Oblinger: Higher Education Evolution or Extinction
There's a generational gap between distance learning providers and their students, EDUCAUSE senior fellow Diana Oblinger told about a thousand delegates at the 18th Distance Teaching and Learning Conference in Wisconsin today.
If we look at changing trends in student registration patterns, changing student mindsets, and recent advances in our understanding of learning, we can map a set of effective practices and program design guidelines to adapt to this changing environment.
Oblinger's keynote address, misleadingly titled "Higher Education Evolution or Extinction," never seriously considered the latter possibility, arguing only that providers of distance learning need to embrace (and plan for) change. And most of Oblinger's observations should have been familiar to this audience of distance learning professionals.

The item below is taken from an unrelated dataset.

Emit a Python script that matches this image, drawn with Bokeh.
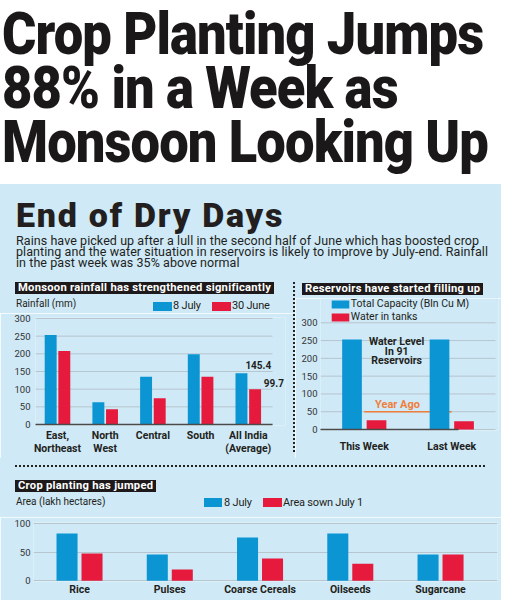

Perhaps the most surprising aspect of the talk was an outline of statistics, gathered by the National Center for Education Statistics, showing that the demographic shift is even more pronounced than might otherwise have been expected. According to the research study, three quarters of all students are non-traditional. Most of them are likely to leave without a degree, most of them attend two year institutions, and most of them opt for private institutions.
These non-traditional students are opportunists, "swirling" through several college and university programs - often at the same time - picking and chooing their learning, taking time off to work, and opting for applied certificate programs.
The mindset of these students - and especially of younger students - is at odds with traditional college and university services, argued Oblinger. As these students become familiar with the web their use becomes more serious and more focused. 94 percent use the web for school research. Many - 41 percent - use instant messaging to plan and collaborate.
But a deeper difference is described in a recent article in Change Magazine as "Nintendo over logic" - a focus on experience rather than rules, hands-on rather than descriptions. When faced with a new computer program, Oblinger commented, "What would you and I do? We would read the instructions." The previous generation (of which Oblinger claims to be a part) asks "What may I do?" rather than "What can I do?"
The new learners, according to a variety of reports, expect and demand self-service, self-control, and immediacy. They are impatient with bureaucracy. They expect integrated environments and they want to be connected. Quite a contrast, remarked Oblinger, when compared to the supporte services offered at today's institutions.
Oblinger also introduced research work in learning theory and especially the National Research Council's "How People Learn." Though it would be a surprise if this work was new to conference attendees, the audience listened intently as Oblinger described a need for learning beyond facts, a learning that includes a conceptual framework or schema and a means of organizing learning for retrieval and use.
Students, she remarked, come into learning with preconceptions and background, and as a result learning must find some means to connect with what was previously (and sometimes erroneously) known and what is to be learned.
Students who many be described as "digital learners" approach learning differently from their text-bount predecessors. While previous learning was based on being told, an authority driven model, today's learner prefers discovery and experimentation. Older learners prefer a linear and deductive style, while today's learners prefer brocolage (a mixture of information from many sources) and judgement on the fly. When older learners didn't know, they wouldn't try, said Oblinger, but when a new learner doesn't know they will "link, lurk and try."
These new learners and new atrtitudes suggest a new set of best practices, practices seen today in such ventures as eArmyU and the Pew Foundation, said Oblinger. The latter, for example, is working with what is called a "buffet model" for online courses, a model where each learner is pre-assessed, where they select from an array of interactive learning materials, and where they proceed at their own pace in a learning mode of their own preference.
More studies are probably needed, but Oblinger cited enormous cost savings - up to 70 percent of costs per learner - through the use of buffet style learning.
Oblinger sumarized with a set of guidelines for developers of online learning that are (somewhat) related to these finidings. Organizations should attend first and formost to change management, she said. They should adopt known principles of learning, such as learner centered design, experiential,interactive and individualized learning, and a focus on outcomes. They should embrace accountability as an opportunity. And they should "balance the complexity" and not spend too much time on, say, content, at the expense of, say, infrastructure, change, faculty or students.